Mixture of Attentions for Speculative Decoding

This checkpoint was obtained from "Mixture of Attentions For Speculative Decoding" by Matthieu Zimmer*, Milan Gritta*, Gerasimos Lampouras, Haitham Bou Ammar, and Jun Wang. The paper introduces a novel architecture for speculative decoding that enhances the speed of large language model (LLM) inference.

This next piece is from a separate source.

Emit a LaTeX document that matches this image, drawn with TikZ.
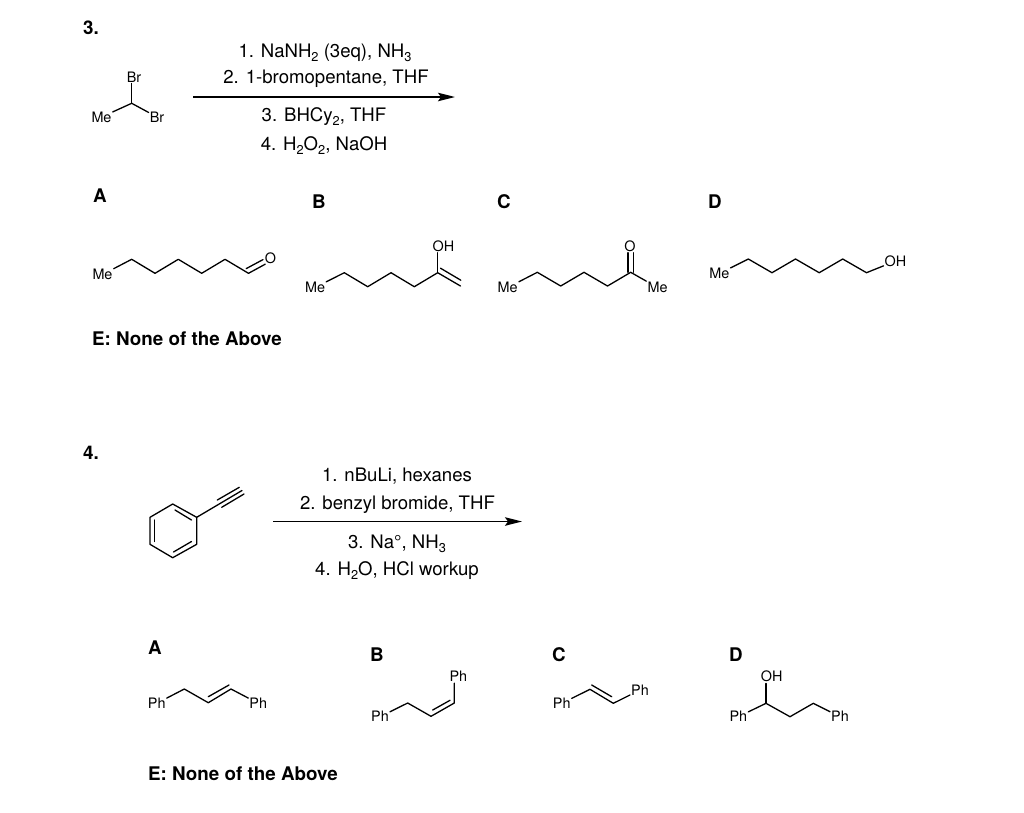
\documentclass[tikz,border=0pt]{standalone}
\usepackage{fontspec}
\setmainfont{TeX Gyre Heros}
\usetikzlibrary{arrows.meta}
\newcommand{\reagsize}{\fontsize{18.6}{20}\selectfont}
\newcommand{\atomsize}{\fontsize{14.4}{16}\selectfont}
\newcommand{\labsize}{\fontsize{18.8}{20}\selectfont\bfseries}
\newcommand{\lowered}[1]{\raisebox{-0.22em}{\fontsize{12.8}{14}\selectfont #1}}
\tikzset{
  bond/.style={line width=1.3pt,black,line cap=round,line join=round},
  rxnarrow/.style={line width=1.6pt,black,-{Stealth[length=17pt,width=8.5pt,inset=3pt]}},
  atomlabel/.style={font=\atomsize,inner sep=1pt,text=black},
  reagent/.style={font=\reagsize,inner sep=0pt,text=black,anchor=base},
  answer/.style={font=\labsize,inner sep=0pt,text=black},
}
\begin{document}
\begin{tikzpicture}[x=1pt,y=-1pt]
\useasboundingbox[fill=white] (0,0) rectangle (1024,812);

% ---------- Question 3
\node[answer] (q3) at (91,28) {3.};
\node[atomlabel] (sBr1) at (134,77) {Br};
\node[atomlabel] (sMe) at (101.5,117) {Me};
\node[atomlabel] (sBr2) at (157,117) {Br};
\coordinate (sC) at (131.7,103.3);
\draw[bond] (sBr1.south -| sC) -- (sC);
\draw[bond] (sMe) -- (sC) -- (sBr2);

\coordinate (ar3a) at (193,97);
\coordinate (ar3b) at (455,97);
\draw[rxnarrow] (ar3a) -- (ar3b);
\node[reagent] (r31) at (325,57) {1. NaNH\lowered{2} (3eq), NH\lowered{3}};
\node[reagent] (r32) at (326,83.5) {2. 1-bromopentane, THF};
\node[reagent] (r33) at (324,121.5) {3. BHCy\lowered{2}, THF};
\node[reagent] (r34) at (324,150) {4. H\lowered{2}O\lowered{2}, NaOH};

\node[answer] (a3A) at (100,196) {A};
\node[answer] (a3B) at (319,202) {B};
\node[answer] (a3C) at (504,202) {C};
\node[answer] (a3D) at (715,202) {D};

% 3A
\node[atomlabel] (aMe) at (102.5,274.5) {Me};
\node[atomlabel] (aO) at (270.5,258.5) {O};
\coordinate (a1) at (131.7,259.3);
\coordinate (a2) at (155,273.3);
\coordinate (a3) at (178.3,259.3);
\coordinate (a4) at (201.7,273.3);
\coordinate (a5) at (225,259.3);
\coordinate (a6) at (248.5,273.3);
\coordinate (a6b) at (246.2,268.6);
\coordinate (aOb) at (263,259.6);
\coordinate (aOc) at (265.2,264.2);
\draw[bond] (aMe) -- (a1) -- (a2) -- (a3) -- (a4) -- (a5) -- (a6) -- (aOc);
\draw[bond] (a6b) -- (aOb);

% 3B
\node[atomlabel] (bMe) at (315,287.5) {Me};
\node[atomlabel] (bOH) at (443.5,246) {OH};
\coordinate (b1) at (344.3,272.7);
\coordinate (b2) at (367.7,286.7);
\coordinate (b3) at (391,272.7);
\coordinate (b4) at (414.3,286.7);
\coordinate (b5) at (437.7,272.7);
\coordinate (b6) at (460.5,286);
\coordinate (b5b) at (440.5,268.2);
\coordinate (b6b) at (460.8,280.2);
\draw[bond] (bMe) -- (b1) -- (b2) -- (b3) -- (b4) -- (b5) -- (b6);
\draw[bond] (b5b) -- (b6b);
\draw[bond] (b5) -- (b5 |- bOH.south);

% 3C
\node[atomlabel] (cMe) at (507.7,287.5) {Me};
\node[atomlabel] (cO) at (630,246) {O};
\node[atomlabel] (cMe2) at (657.5,287.5) {Me};
\coordinate (c1) at (537.3,272.3);
\coordinate (c2) at (560.7,286);
\coordinate (c3) at (584,272.3);
\coordinate (c4) at (607.5,286);
\coordinate (c5) at (630.7,272.3);
\coordinate (c5a) at (628,272.3);
\coordinate (c5b) at (633.2,272.3);
\draw[bond] (cMe) -- (c1) -- (c2) -- (c3) -- (c4) -- (c5) -- (cMe2);
\draw[bond] (c5a) -- (c5a |- cO.south);
\draw[bond] (c5b) -- (c5b |- cO.south);

% 3D
\node[atomlabel] (dMe) at (719.3,273.5) {Me};
\node[atomlabel] (dOH) at (895.5,261) {OH};
\coordinate (d1) at (748.3,259);
\coordinate (d2) at (772,272.7);
\coordinate (d3) at (795.5,259);
\coordinate (d4) at (819.2,272.7);
\coordinate (d5) at (842.7,259);
\coordinate (d6) at (866.5,272.7);
\draw[bond] (dMe) -- (d1) -- (d2) -- (d3) -- (d4) -- (d5) -- (d6) -- (dOH);

\node[answer,anchor=west] (e3) at (92,338.5) {E: None of the Above};

% ---------- Question 4
\node[answer] (q4) at (91,452.5) {4.};
\coordinate (p1) at (172.7,504);
\coordinate (p2) at (196.7,517.3);
\coordinate (p3) at (196.7,544.3);
\coordinate (p4) at (172.7,557.7);
\coordinate (p5) at (150,544.3);
\coordinate (p6) at (150,517.3);
\draw[bond] (p1) -- (p2) -- (p3) -- (p4) -- (p5) -- (p6) -- cycle;
\coordinate (pi1) at (175,510);
\coordinate (pi2) at (191.5,520);
\coordinate (pi3) at (191.5,541.5);
\coordinate (pi4) at (173.5,552);
\coordinate (pi5) at (154.7,541.5);
\coordinate (pi6) at (154.7,520);
\draw[bond] (pi1) -- (pi2);
\draw[bond] (pi3) -- (pi4);
\draw[bond] (pi5) -- (pi6);
\coordinate (tm) at (242,490.5);
\coordinate (t1a) at (217.3,500);
\coordinate (t1b) at (239.3,487.3);
\coordinate (t2a) at (221.7,507.3);
\coordinate (t2b) at (244,494);
\draw[bond] (p2) -- (tm);
\draw[bond] (t1a) -- (t1b);
\draw[bond] (t2a) -- (t2b);

\coordinate (ar4a) at (273,521.5);
\coordinate (ar4b) at (522,521.5);
\draw[rxnarrow] (ar4a) -- (ar4b);
\node[reagent] (r41) at (397,481.5) {1. nBuLi, hexanes};
\node[reagent] (r42) at (397.5,509.5) {2. benzyl bromide, THF};
\node[reagent] (r43) at (397,548) {3. Na°, NH\lowered{3}};
\node[reagent] (r44) at (397,575.5) {4. H\lowered{2}O, HCl workup};

\node[answer] (a4A) at (155,648) {A};
\node[answer] (a4B) at (377,655) {B};
\node[answer] (a4C) at (559,655) {C};
\node[answer] (a4D) at (736,655) {D};

% 4A
\node[atomlabel] (eP1) at (156.7,703.3) {Ph};
\node[atomlabel] (eP2) at (258.3,703.3) {Ph};
\coordinate (e1) at (184.3,689);
\coordinate (e2) at (208.3,702.7);
\coordinate (e3v) at (231,689);
\coordinate (e2b) at (208.3,696.7);
\coordinate (e3b) at (229,685);
\draw[bond] (eP1) -- (e1) -- (e2) -- (e3v) -- (eP2);
\draw[bond] (e2b) -- (e3b);

% 4B
\node[atomlabel] (fP1) at (380,716.7) {Ph};
\node[atomlabel] (fP2) at (458.3,676.7) {Ph};
\coordinate (f1) at (407.7,703);
\coordinate (f2) at (431,716.3);
\coordinate (f3) at (454.3,703);
\coordinate (f2b) at (432.7,710);
\coordinate (f3b) at (450,700.3);
\draw[bond] (fP1) -- (f1) -- (f2) -- (f3) -- (f3 |- fP2.south);
\draw[bond] (f2b) -- (f3b);

% 4C
\node[atomlabel] (gP1) at (561.7,703.3) {Ph};
\node[atomlabel] (gP2) at (640,690) {Ph};
\coordinate (g1) at (590,689.3);
\coordinate (g2) at (613.3,703.3);
\coordinate (g1b) at (591.7,685);
\coordinate (g2b) at (611.7,696.7);
\draw[bond] (gP1) -- (g1) -- (g2) -- (gP2);
\draw[bond] (g1b) -- (g2b);

% 4D
\node[atomlabel] (hP1) at (738.3,716.7) {Ph};
\node[atomlabel] (hP2) at (840,716.7) {Ph};
\node[atomlabel] (hOH) at (771.7,676.7) {OH};
\coordinate (h1) at (766,703.3);
\coordinate (h2) at (790,716.7);
\coordinate (h3) at (813.3,703.3);
\draw[bond] (hP1) -- (h1) -- (h2) -- (h3) -- (hP2);
\draw[bond] (h1) -- (h1 |- hOH.south);

\node[answer,anchor=west] (e4) at (148,773.5) {E: None of the Above};
\end{tikzpicture}
\end{document}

It is supported in vLLM see our Github repository.

Checkpoints

Base Model	MOA Spec on Hugging Face	Base Model Parameters	MOA Spec Parameters
meta-llama/Meta-Llama-3-8B-Instruct	huawei-noah/MOASpec-Llama-3-8B-Instruct	8B	0.25B

Citation

If you use this code or this checkpoint in your research, please cite our paper:

@misc{zimmer2024mixtureattentionsspeculativedecoding,
      title={Mixture of Attentions For Speculative Decoding}, 
      author={Matthieu Zimmer and Milan Gritta and Gerasimos Lampouras and Haitham Bou Ammar and Jun Wang},
      year={2024},
      eprint={2410.03804},
      archivePrefix={arXiv},
      primaryClass={cs.CL},
      url={https://arxiv.org/abs/2410.03804}, 
}

License

This project is licensed under the MIT License. See the LICENSE file for more details.

Disclaimer: This open source project is not an official Huawei product, Huawei is not expected to provide support for this project.